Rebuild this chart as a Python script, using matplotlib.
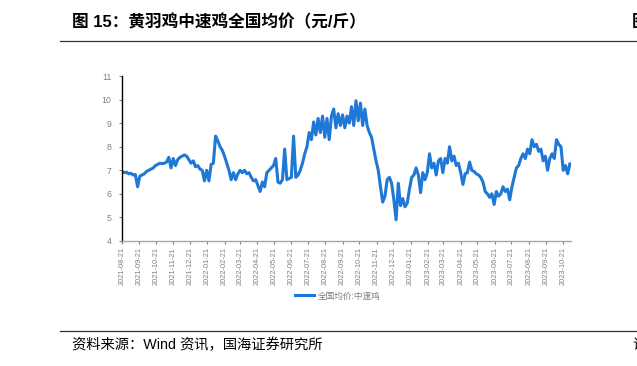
import matplotlib
matplotlib.use('Agg')
import matplotlib.pyplot as plt
import pandas as pd

# ---- data ----
start_date = '2021-08-21'
step = '4D'
prices = [
    6.95, 6.9, 6.92, 6.85, 6.87, 6.8, 6.82, 6.3,
    6.75, 6.8, 6.85, 6.95, 7.0, 7.05, 7.1, 7.2, 7.25, 7.3, 7.28, 7.3, 7.35, 7.55, 7.1,
    7.5, 7.2, 7.45, 7.55, 7.6, 7.65, 7.6, 7.45,
    7.3, 7.4, 7.15, 7.2, 7.05, 7.0, 6.55, 7.0, 6.55, 7.25, 7.3,
    8.45, 8.25, 8.0, 7.85, 7.6, 7.3, 7.0, 6.6, 6.9, 6.6,
    6.85, 7.0, 6.9, 7.0, 6.85, 6.9, 6.7, 6.55, 6.6, 6.35, 6.1,
    6.5, 6.3, 6.9, 7.0, 7.1, 7.2, 7.5, 6.5, 6.45, 6.6, 7.9, 6.6, 6.65, 6.7, 8.45,
    6.7, 6.8, 7.0, 7.3, 7.7, 8.0,
    8.6, 8.3, 9.05, 8.5, 9.2, 8.6, 9.3, 8.4, 9.2, 8.3, 9.3,
    9.6, 8.8, 9.4, 8.9, 9.35, 8.8, 9.3, 9.0, 9.7, 8.9, 9.95, 9.1, 9.85, 8.9, 9.6, 8.9,
    8.6, 8.4, 7.9, 7.4, 7.0, 6.3, 5.65, 5.9, 6.6, 6.7, 6.45, 5.75, 4.9, 6.45, 5.5,
    5.8, 5.45, 5.6, 6.2, 6.7, 6.8, 7.1, 6.8, 6.05, 6.9, 6.6, 6.9, 7.7, 7.1, 7.3, 6.8,
    7.4, 7.5, 6.9, 7.5, 7.3, 8.0, 7.4, 7.6, 7.2, 7.3, 6.9, 6.4, 6.85, 6.9, 7.35, 7.0,
    6.95, 6.85, 6.8, 6.7, 6.5, 6.1, 6.0, 5.85, 6.0, 5.55, 6.1, 5.9, 6.0, 6.3, 6.1,
    6.2, 5.75, 6.3, 6.7, 7.1, 7.2, 7.5, 7.7, 7.5, 7.9, 7.7, 8.3, 8.0, 8.1, 7.8, 7.9,
    7.4, 7.6, 7.0, 7.5, 7.7, 7.5, 8.3, 8.1, 8.0, 7.0, 7.2, 6.85, 7.27,
]
tick_dates = pd.date_range('2021-08-21', '2023-10-21', freq=pd.DateOffset(months=1))
tick_labels = [d.strftime('%Y-%m-%d') for d in tick_dates]
y_ticks = [4, 5, 6, 7, 8, 9, 10, 11]
series_name = '全国均价:中速鸡'
title = '图 15：黄羽鸡中速鸡全国均价（元/斤）'
source = '资料来源：Wind 资讯，国海证券研究所'

fam = ['Liberation Sans', 'Noto Sans CJK SC', 'DejaVu Sans']
plt.rcParams['font.family'] = fam

W, H = 637, 366
fig = plt.figure(figsize=(W / 100, H / 100), dpi=100)
fig.patch.set_facecolor('white')

ax = fig.add_axes([122 / W, 1 - 241 / H, (571 - 122) / W, (241 - 76) / H])
dates = pd.date_range(start_date, periods=len(prices), freq=step)
ax.plot(dates, prices, color='#1F78D6', lw=2.2, label=series_name, solid_joinstyle='round')

ax.set_ylim(4, 11)
ax.set_yticks(y_ticks)
ax.set_yticklabels([str(v) for v in y_ticks], fontsize=6.3, color='#7F7F7F')
ax.set_xlim(pd.Timestamp('2021-08-21'), pd.Timestamp('2023-11-05'))
ax.set_xticks(tick_dates)
ax.set_xticklabels(tick_labels, rotation=90, fontsize=5.3, color='#7F7F7F')

for s in ['top', 'right']:
    ax.spines[s].set_visible(False)
ax.spines['left'].set_color('black')
ax.spines['left'].set_linewidth(1.0)
ax.spines['bottom'].set_color('#A6A6A6')
ax.spines['bottom'].set_linewidth(1.0)
ax.tick_params(axis='both', direction='out', length=2.5, width=0.8, color='#808080', pad=2)
ax.tick_params(axis='y', pad=5)

leg = fig.legend(loc='center', bbox_to_anchor=(338 / W, 1 - 296 / H), frameon=False,
                 prop={'family': fam, 'size': 6.2}, handlelength=2.2, handletextpad=0.4)
for t in leg.get_texts():
    t.set_color('#7F7F7F')

# header / footer
fig.text(72 / W, 1 - 22 / H, title, fontsize=12.0, fontweight='bold', va='center', ha='left',
         color='black')
fig.text(632 / W, 1 - 22 / H, '图', fontsize=12.0, fontweight='bold', va='center', ha='left')
fig.add_artist(plt.Line2D([60 / W, 1], [1 - 40.7 / H] * 2, color='#333333', lw=0.9,
                          transform=fig.transFigure))
fig.add_artist(plt.Line2D([60 / W, 1], [1 - 330.7 / H] * 2, color='#333333', lw=0.9,
                          transform=fig.transFigure))
fig.text(72 / W, 1 - 345 / H, source, fontsize=10.3, va='center', ha='left', color='black')
fig.text(632 / W, 1 - 345 / H, '请', fontsize=10.3, va='center', ha='left')

fig.savefig('out.png', dpi=100, facecolor='white')
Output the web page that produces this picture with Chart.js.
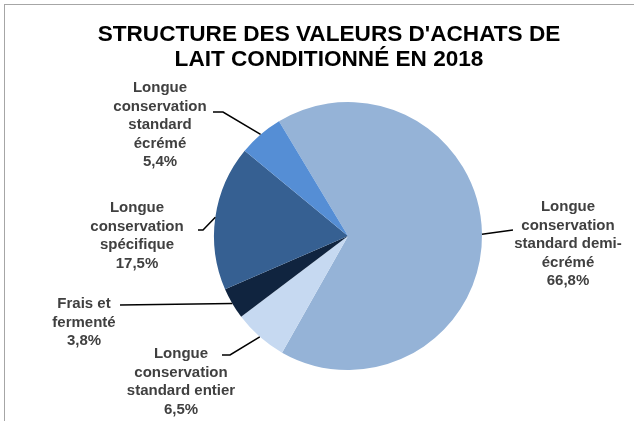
<!DOCTYPE html>
<html>
<head>
<meta charset="utf-8">
<script src="https://cdn.jsdelivr.net/npm/chart.js@4/dist/chart.umd.min.js"></script>
<style>
  html, body { margin: 0; padding: 0; background: #ffffff; width: 634px; height: 421px; overflow: hidden; }
  #wrap { position: relative; width: 634px; height: 421px; }
  #chart { position: absolute; left: 0; top: 0; }
  #frame { position: absolute; left: 4px; top: 4px; width: 700px; height: 500px;
           border-top: 1px solid #a6a6a6; border-left: 1px solid #a6a6a6; pointer-events: none; }
</style>
</head>
<body>
<div id="wrap">
  <canvas id="chart" width="634" height="421"></canvas>
  <div id="frame"></div>
</div>
<script>
// ---- data ----
const TITLE_LINES = ["STRUCTURE DES VALEURS D'ACHATS DE", "LAIT CONDITIONNÉ EN 2018"];
const CATEGORIES = [
  "Longue conservation standard demi-écrémé",
  "Longue conservation standard entier",
  "Frais et fermenté",
  "Longue conservation spécifique",
  "Longue conservation standard écrémé"
];
const SHARES = [66.8, 6.5, 3.8, 17.5, 5.4];
const LABEL_LINES = [
  ["Longue", "conservation", "standard demi-", "écrémé"],
  ["Longue", "conservation", "standard entier"],
  ["Frais et", "fermenté"],
  ["Longue", "conservation", "spécifique"],
  ["Longue", "conservation", "standard", "écrémé"]
];

// ---- styles / layout ----
const COLORS = ["#95B3D7", "#C6D9F1", "#10243F", "#366092", "#558ED5"];
const LABEL_LAYOUT = [
  { cx: 568, y0: 207, pts: [[513, 230]] },
  { cx: 181, y0: 354, pts: [[230, 355], [222, 355]] },
  { cx: 84,  y0: 304, pts: [[120, 305]] },
  { cx: 137, y0: 208, pts: [[203, 230], [198, 230]] },
  { cx: 160, y0: 88,  pts: [[223, 112], [213, 112]] }
];
const LINE_STEP = 18.5;

const overlay = {
  id: 'overlay',
  afterDraw(chart) {
    const ctx = chart.ctx;
    ctx.save();
    // title
    ctx.fillStyle = '#000000';
    ctx.font = 'bold 22.6px "Liberation Sans", Arial, sans-serif';
    ctx.textAlign = 'center';
    ctx.textBaseline = 'middle';
    TITLE_LINES.forEach((t, i) => ctx.fillText(t, 329, 35 + i * 25));

    const meta = chart.getDatasetMeta(0);
    meta.data.forEach((arc, i) => {
      const mid = (arc.startAngle + arc.endAngle) / 2;
      const r = arc.outerRadius;
      const ex = arc.x + Math.cos(mid) * r;
      const ey = arc.y + Math.sin(mid) * r;
      const L = LABEL_LAYOUT[i];
      ctx.strokeStyle = '#000000';
      ctx.lineWidth = 1.5;
      ctx.beginPath();
      ctx.moveTo(ex, ey);
      L.pts.forEach(p => ctx.lineTo(p[0], p[1]));
      ctx.stroke();

      const lines = LABEL_LINES[i].concat([SHARES[i].toFixed(1).replace('.', ',') + '%']);
      ctx.fillStyle = '#404040';
      ctx.font = 'bold 15px "Liberation Sans", Arial, sans-serif';
      ctx.textAlign = 'center';
      ctx.textBaseline = 'middle';
      lines.forEach((t, k) => ctx.fillText(t, L.cx, L.y0 + k * LINE_STEP));
    });
    ctx.restore();
  }
};

new Chart(document.getElementById('chart'), {
  type: 'pie',
  data: {
    labels: CATEGORIES,
    datasets: [{
      data: SHARES,
      backgroundColor: COLORS,
      borderWidth: 0
    }]
  },
  options: {
    responsive: false,
    animation: false,
    rotation: -31,
    layout: { padding: { left: 214, right: 152, top: 102, bottom: 51 } },
    plugins: {
      legend: { display: false },
      tooltip: { enabled: false },
      title: { display: false }
    }
  },
  plugins: [overlay]
});
</script>
</body>
</html>
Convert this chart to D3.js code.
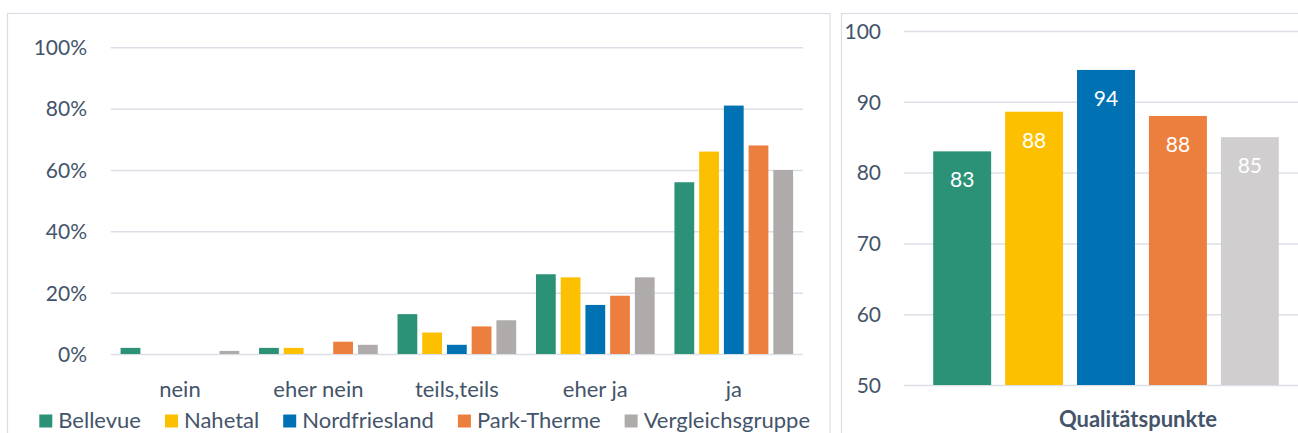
<!DOCTYPE html>
<html>
<head>
<meta charset="utf-8">
<script src="https://cdn.jsdelivr.net/npm/d3@7"></script>
<style>
  html, body { margin: 0; padding: 0; background: #fff; }
  svg { display: block; font-family: Lato, "Open Sans", sans-serif; }
</style>
</head>
<body>
<svg id="chart" width="1298" height="433"></svg>
<script>
// ---------- data ----------
const categories = ["nein", "eher nein", "teils,teils", "eher ja", "ja"];
const seriesNames = ["Bellevue", "Nahetal", "Nordfriesland", "Park-Therme", "Vergleichsgruppe"];
const bellevue        = [0.02, 0.02, 0.13, 0.26, 0.56];
const nahetal         = [0.00, 0.02, 0.07, 0.25, 0.66];
const nordfriesland   = [0.00, 0.00, 0.03, 0.16, 0.81];
const parkTherme      = [0.00, 0.04, 0.09, 0.19, 0.68];
const vergleichsgruppe= [0.01, 0.03, 0.11, 0.25, 0.60];
const leftTicks = [0, 0.2, 0.4, 0.6, 0.8, 1.0];

const qualityCategory = "Qualitätspunkte";
const qualityValues = [83, 88.6, 94.5, 88, 85];
const qualityLabels = ["83", "88", "94", "88", "85"];
const rightTicks = [50, 60, 70, 80, 90, 100];

// ---------- styles ----------
const leftColors  = ["#2C9277", "#FCC000", "#0071B3", "#ED7F3E", "#AEABAA"];
const rightColors = ["#2C9277", "#FCC000", "#0071B3", "#ED7F3E", "#D0CECE"];
const textColor = "#44546A";
const gridColor = "#DCE0E6";
const borderColor = "#D9DEE5";

const svg = d3.select("#chart");

// panel borders
svg.append("rect").attr("x", 7.5).attr("y", 13.5).attr("width", 822.5).attr("height", 440)
  .attr("fill", "none").attr("stroke", borderColor).attr("stroke-width", 1.2);
svg.append("rect").attr("x", 841.5).attr("y", 13.5).attr("width", 520).attr("height", 440)
  .attr("fill", "none").attr("stroke", borderColor).attr("stroke-width", 1.2);

// ---------- left chart ----------
const L = { left: 110.7, right: 803, top: 47.3, bottom: 354 };
const seriesData = [bellevue, nahetal, nordfriesland, parkTherme, vergleichsgruppe];

const x0 = d3.scaleBand().domain(categories).range([L.left, L.right]).padding(0);
const x1 = d3.scaleBand().domain(seriesNames).range([0, x0.bandwidth()])
  .paddingInner(0.2).paddingOuter(0.4);
const yL = d3.scaleLinear().domain([0, 1]).range([L.bottom, L.top]);

const yAxisL = svg.append("g").attr("transform", `translate(${L.left},0)`)
  .call(d3.axisLeft(yL).tickValues(leftTicks).tickFormat(d3.format(".0%"))
    .tickSize(-(L.right - L.left)).tickPadding(23.7));
yAxisL.select(".domain").remove();
yAxisL.selectAll(".tick line").attr("stroke", gridColor).attr("stroke-width", 1.5);
yAxisL.selectAll(".tick text").attr("fill", textColor).style("font-size", "21px")
  .style("font-family", "Lato, sans-serif").attr("dy", "0.35em");

const groups = svg.append("g").selectAll("g").data(categories).join("g")
  .attr("transform", d => `translate(${x0(d)},0)`);
groups.selectAll("rect")
  .data((c, ci) => seriesNames.map((s, si) => ({ s, si, v: seriesData[si][ci] })))
  .join("rect")
  .attr("x", d => x1(d.s))
  .attr("width", x1.bandwidth())
  .attr("y", d => yL(d.v))
  .attr("height", d => yL(0) - yL(d.v))
  .attr("fill", d => leftColors[d.si]);

// category labels
const xAxisL = svg.append("g").attr("transform", `translate(0,${L.bottom})`)
  .call(d3.axisBottom(x0).tickSize(0).tickPadding(27));
xAxisL.select(".domain").remove();
xAxisL.selectAll(".tick text").attr("fill", textColor).style("font-size", "22px")
  .style("font-family", "Lato, sans-serif");

// legend
const legend = svg.append("g").attr("transform", "translate(39.3,0)");
let lx = 0;
seriesNames.forEach((name, i) => {
  const g = legend.append("g").attr("transform", `translate(${lx},0)`);
  g.append("rect").attr("x", 0).attr("y", 414.5).attr("width", 13).attr("height", 13)
    .attr("fill", leftColors[i]);
  const t = g.append("text").attr("x", 19).attr("y", 427.5).text(name)
    .attr("fill", textColor).style("font-size", "22px");
  lx += 19 + t.node().getComputedTextLength() + 24;
});

// ---------- right chart ----------
const R = { left: 904, right: 1372, top: 31, bottom: 385 };
const xR = d3.scaleBand().domain([qualityCategory]).range([R.left, R.right]);
const xRs = d3.scaleBand().domain(seriesNames).range([926, 1286]).paddingInner(0.194).paddingOuter(0.1);
const yR = d3.scaleLinear().domain([50, 100]).range([R.bottom, R.top]);

const yAxisR = svg.append("g").attr("transform", `translate(${R.left},0)`)
  .call(d3.axisLeft(yR).tickValues(rightTicks).tickFormat(d3.format("d"))
    .tickSize(-(1298 - R.left + 10)).tickPadding(23));
yAxisR.select(".domain").remove();
yAxisR.selectAll(".tick line").attr("stroke", gridColor).attr("stroke-width", 1.5);
yAxisR.selectAll(".tick text").attr("fill", textColor).style("font-size", "21px")
  .style("font-family", "Lato, sans-serif").attr("dy", "0.35em");

const rbars = svg.append("g");
rbars.selectAll("rect").data(qualityValues).join("rect")
  .attr("x", (d, i) => xRs(seriesNames[i]))
  .attr("width", xRs.bandwidth())
  .attr("y", d => yR(d))
  .attr("height", d => yR(50) - yR(d))
  .attr("fill", (d, i) => rightColors[i]);
rbars.selectAll("text").data(qualityValues).join("text")
  .attr("x", (d, i) => xRs(seriesNames[i]) + xRs.bandwidth() / 2)
  .attr("y", d => yR(d) + 36)
  .attr("text-anchor", "middle")
  .attr("fill", "#fff")
  .style("font-size", "21px")
  .text((d, i) => qualityLabels[i]);

const xAxisR = svg.append("g").attr("transform", `translate(0,${R.bottom})`)
  .call(d3.axisBottom(xR).tickSize(0).tickPadding(26));
xAxisR.select(".domain").remove();
xAxisR.selectAll(".tick text").attr("fill", textColor).style("font-size", "22px")
  .style("font-weight", "bold").style("font-family", "Lato, sans-serif");
</script>
</body>
</html>
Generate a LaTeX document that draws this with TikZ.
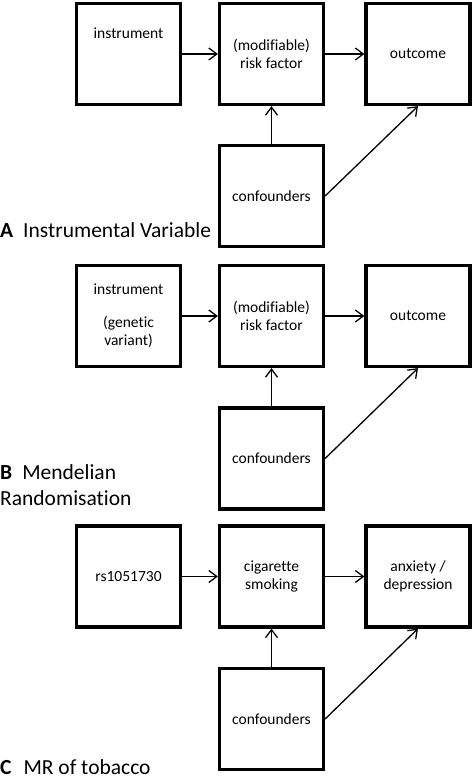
\documentclass[tikz,border=0pt]{standalone}
\usepackage{fontspec}
\setmainfont{Carlito}[Ligatures=NoCommon]
\usetikzlibrary{arrows.meta}
\begin{document}
\begin{tikzpicture}[x=1pt,y=-1pt,
  box/.style={draw=black,line width=3.2pt,minimum width=104pt,minimum height=101pt,inner sep=0pt,align=center,font=\fontsize{15.5}{18}\selectfont},
  txt/.style={inner sep=0pt,align=center,font=\fontsize{15.5}{18}\selectfont},
  lab/.style={inner sep=0pt,anchor=base west,align=left,font=\fontsize{21.5}{26}\selectfont},
  conn/.style={line width=1.3pt,-{Straight Barb[length=8pt,width=12pt,line width=1.3pt]}}]
\useasboundingbox[fill=white] (0,0) rectangle (474,779);
% ---------- A ----------
\node[box] (inA) at (128.5,54) {};
\node[txt] (inAt) at (128.5,33) {instrument};
\node[box] (rfA) at (271.5,54) {(modifiable)\\risk factor};
\node[box] (ocA) at (418,54) {outcome};
\node[box] (cfA) at (271.5,196) {confounders};
\draw[conn] (inA.east) -- (rfA.west);
\draw[conn] (rfA.east) -- (ocA.west);
\draw[conn] (cfA.north) -- (rfA.south);
\draw[conn] (cfA.east) -- (ocA.south);
\node[lab] (labA) at (0,237) {\textbf{A}\hspace{10pt}Instrumental Variable};
% ---------- B ----------
\node[box] (inB) at (128.5,316) {instrument\\[15pt](genetic\\variant)};
\node[box] (rfB) at (271.5,316) {(modifiable)\\risk factor};
\node[box] (ocB) at (418,316) {outcome};
\node[box] (cfB) at (271.5,458.5) {confounders};
\draw[conn] (inB.east) -- (rfB.west);
\draw[conn] (rfB.east) -- (ocB.west);
\draw[conn] (cfB.north) -- (rfB.south);
\draw[conn] (cfB.east) -- (ocB.south);
\node[lab] (labB) at (0,505) {\textbf{B}\hspace{10pt}Mendelian\\Randomisation};
% ---------- C ----------
\node[box] (inC) at (128.5,576.5) {rs1051730};
\node[box] (rfC) at (271.5,576.5) {cigarette\\smoking};
\node[box] (ocC) at (418,576.5) {anxiety /\\depression};
\node[box] (cfC) at (271.5,719) {confounders};
\draw[conn] (inC.east) -- (rfC.west);
\draw[conn] (rfC.east) -- (ocC.west);
\draw[conn] (cfC.north) -- (rfC.south);
\draw[conn] (cfC.east) -- (ocC.south);
\node[lab] (labC) at (0,774) {\textbf{C}\hspace{12pt}MR of tobacco};
\end{tikzpicture}
\end{document}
====================
[OBJECTIVE] Begin at the top of the records above and retype each line exactly until the line containing "import pandas as pd", which is included. Skip all pictures.

[COMPLETE ANSWER]
Rebuild this chart as a Python script, using matplotlib.
import matplotlib
matplotlib.use('Agg')
import matplotlib.pyplot as plt
import pandas as pd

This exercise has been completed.